When we have a topic to research, we - being humans - understand what we're looking for and the concepts we hope to learn about. Computers, on the other hand, are regrettably dumb, and don't understand things as well as we do. What we have to do is turn the concepts in our head into keywords or key phrases to feed into a search.
This is the brainstorming step: identifying the words and phrases that you can put into a search field to (hopefully!) bring back usable results. It's pretty easy:
Once you have a set of terms, concepts, and phrases, you're ready to roll.
The next principle is to always proceed from general to specific. If you start with too many specifics - e.g., heart attack rates in left-handed women between 25 and 30 who live in rural towns with fewer than 5,000 residents - you will probably receive few, or no, results. This is discouraging, and can lead you to thinking "there's nothing out there on this!"

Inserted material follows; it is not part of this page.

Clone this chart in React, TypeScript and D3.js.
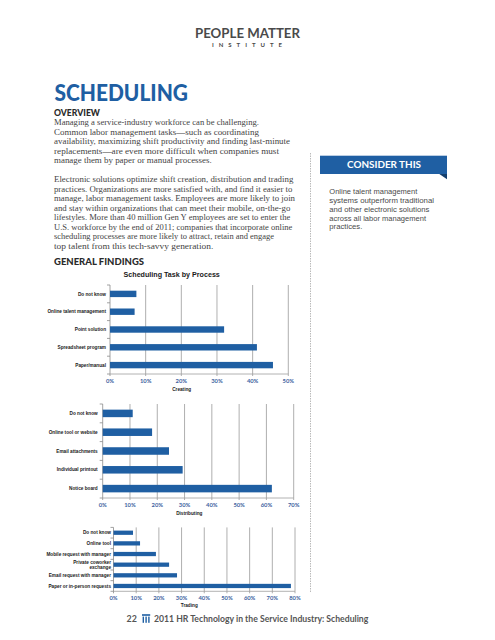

In other words, if you immediately start with a very narrow search, you're gonna have a bad time.
If you start with a much broader concept - heart attack rates in women - you'll have a larger pool of initial results to work with. Once you have that pool, you can use more specific keywords, filtering options (usually found on the left- or right-hand side of every database result list!), and other methods to narrow in on your desired information.
Remember: always proceed from general to specific.
Scientific progress is often described as "standing on the shoulders of giants" - a new discovery is built on the record of older discoveries. Take advantage of that!
Sometimes a single resource - an article or a book, for instance - can be a treasure trove of information to help your research. When you find an article that is everything you hoped for, don't just file it away for your project. Instead, take some time to look at the references used by that article. You will almost always find other articles or books that will be key for your work, and you can search for those articles within our library as well.
It's often helpful to take notes about your search process - what you searched for, what databases or tools you used, how you changed your search terms, and so forth. Research notes can help you track down an article you saw but didn't have time to fully investigate, or can let you know which search terms and concepts were really effective, and which were dead ends.